If you’ve ever tried to till up a plot of Georgia Red Clay that hasn’t been amended in any way, your thoughts will immediately try to figure out how to heal such dirt – something that hard when dry and that sticky when wet must need healing! Nothing amends the soil like compost. I won’t try to cover composting in a technical sense here, but even though I’m not a qualified expert, the good news is: you don’t really have to be.
Really, there are two compost piles. Or two ways to approach composting. The best way is if you can keep some animals. Even in your neighborhood a couple of rabbits in the garage can greatly help a compost pile with their rich droppings. With our Jersey cows, we are never short manure and urine. The cows spend at least three hours a day (milking morning and night) in the barn where we manage their manure and urine with wood chips or wood shavings. This mixture alone, once composted is fantastic on the garden!
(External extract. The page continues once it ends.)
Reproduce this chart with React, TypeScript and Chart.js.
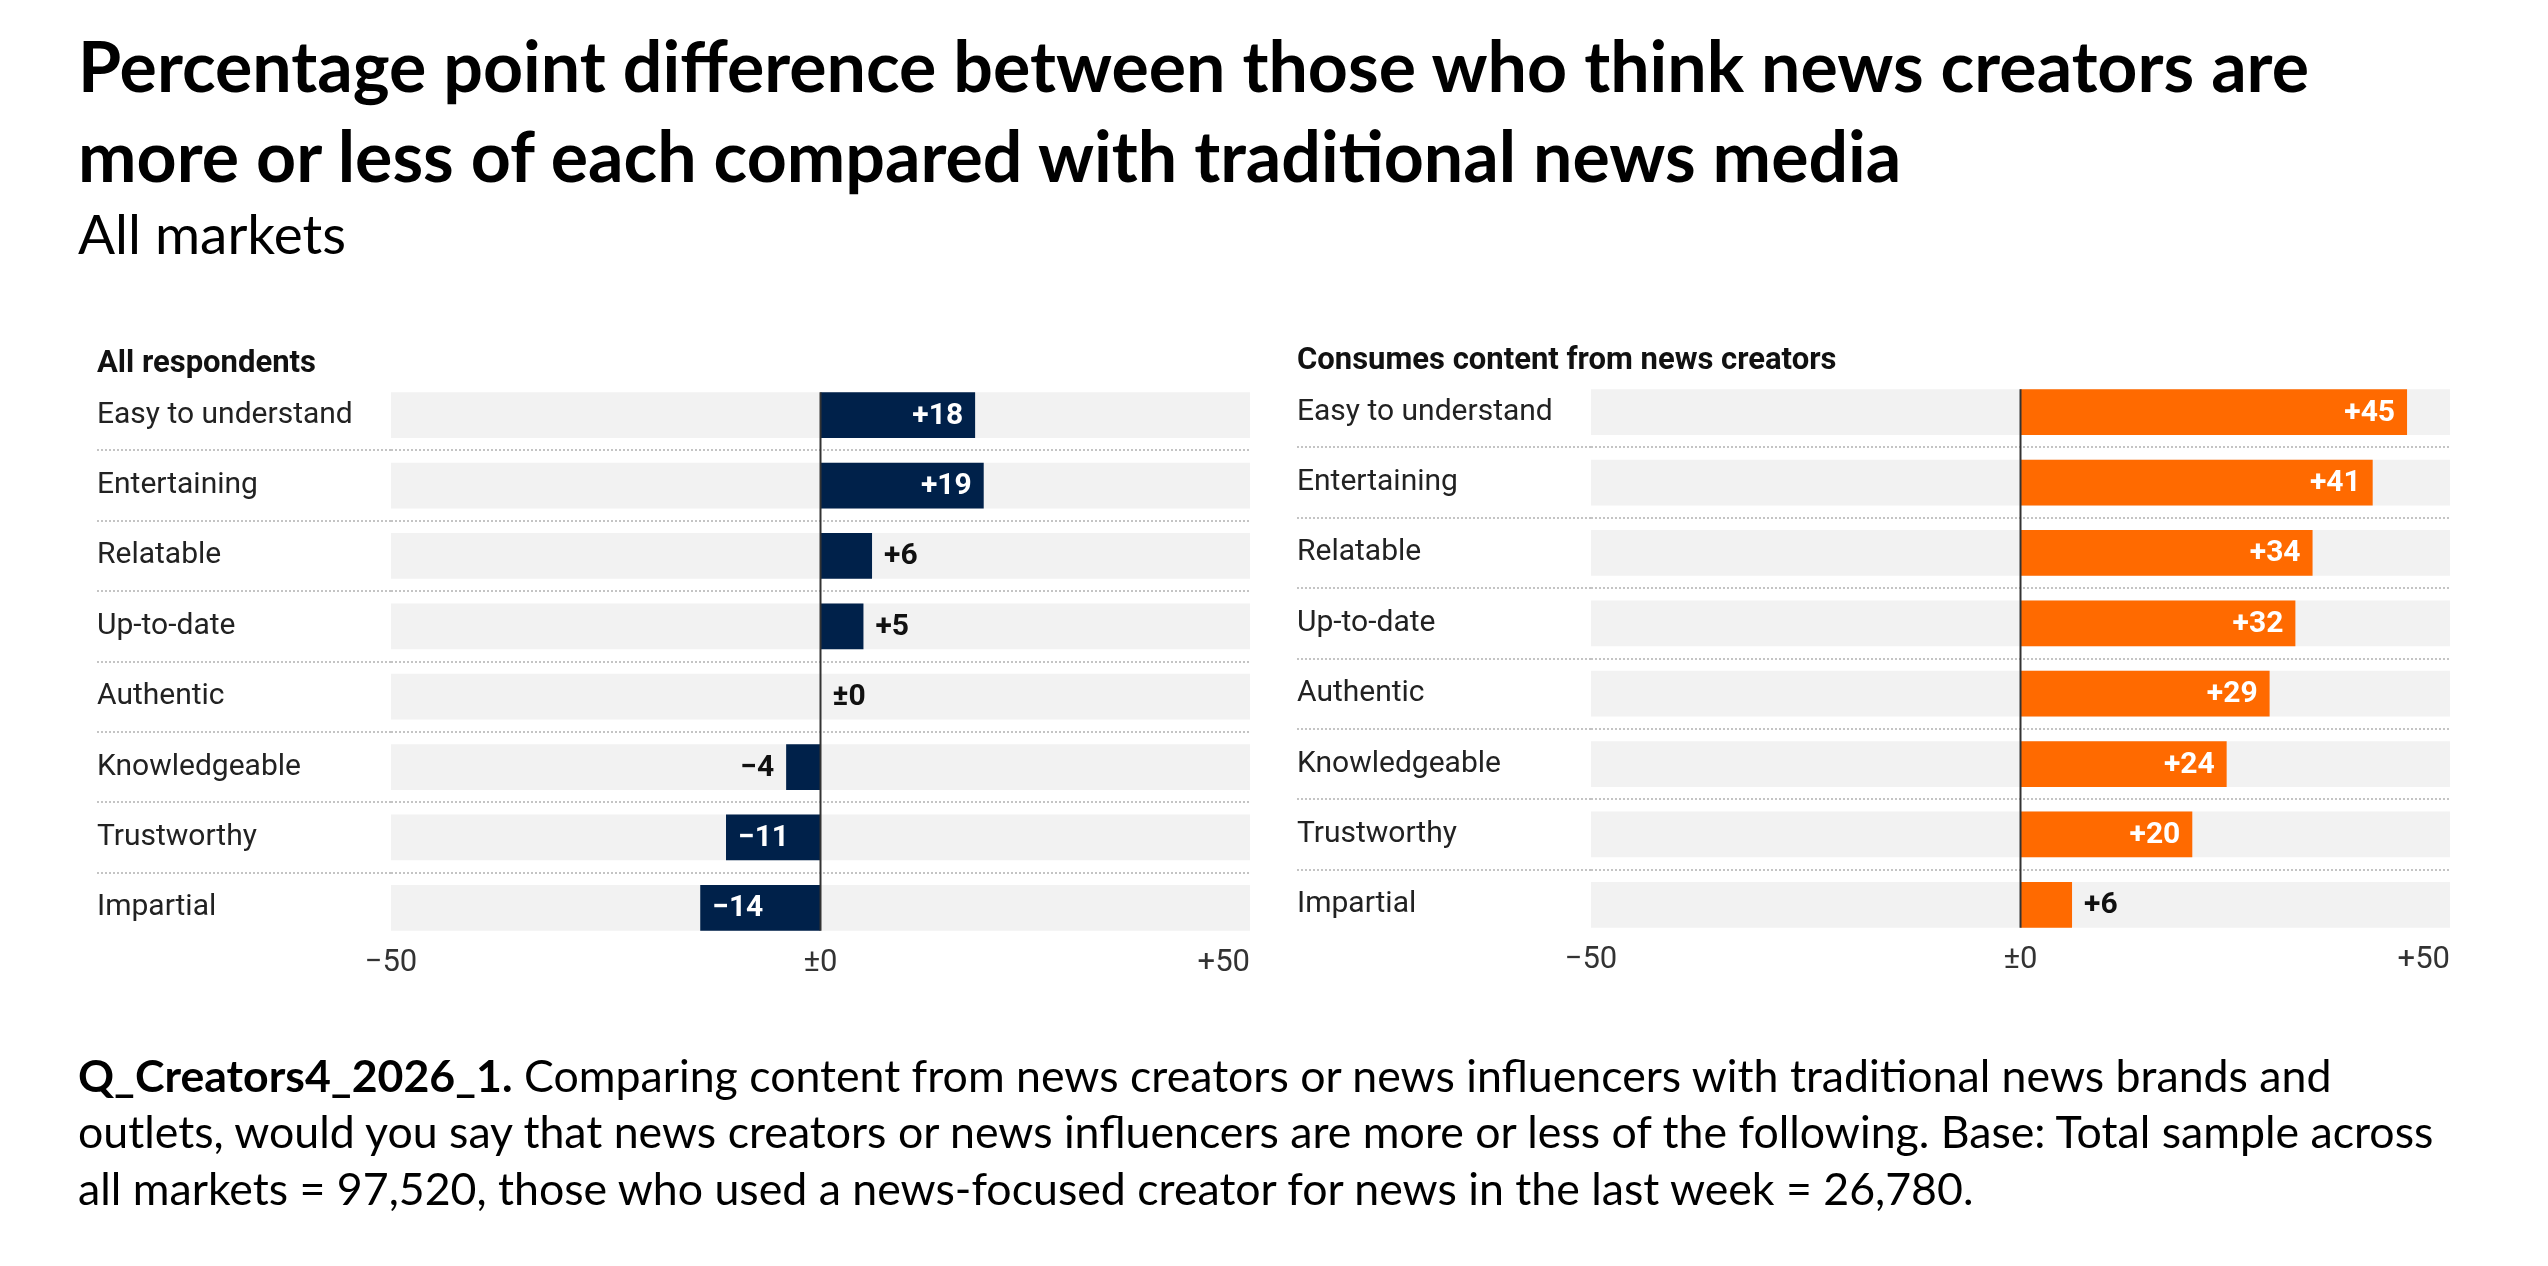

The other compost pile is without animal manures. This takes a bit more work because you need to work hard to get enough ‘greens’. Grass clipping are probably the best bet. When we lived on a half-acre lot growing up, my brother and I cut about a dozen yards around the neighborhood and we would bring the clippings home – we had deep, black, rich garden soil because of those clippings!
Here’s a shot of some compost we put on the garden last fall:
To build a compost pile, mix your greens (animal manures, grass clippings) with your browns (straw, wood chips/shavings, leaves) and turn the pile as often as you can. Small bins turned by hand or huge piles turned with a tractor all benefit from the aeration that moving and stirring creates. When you can’t differentiate between the greens and browns (it’s all black!) and you can’t smell strong, pungent manure, you’re ready for the garden or raised beds.
Whether you’re keeping a couple of raised beds without animal manures, or you’re gardening to sell veggies and using cow manure, compost is one of the foundations of healing the land!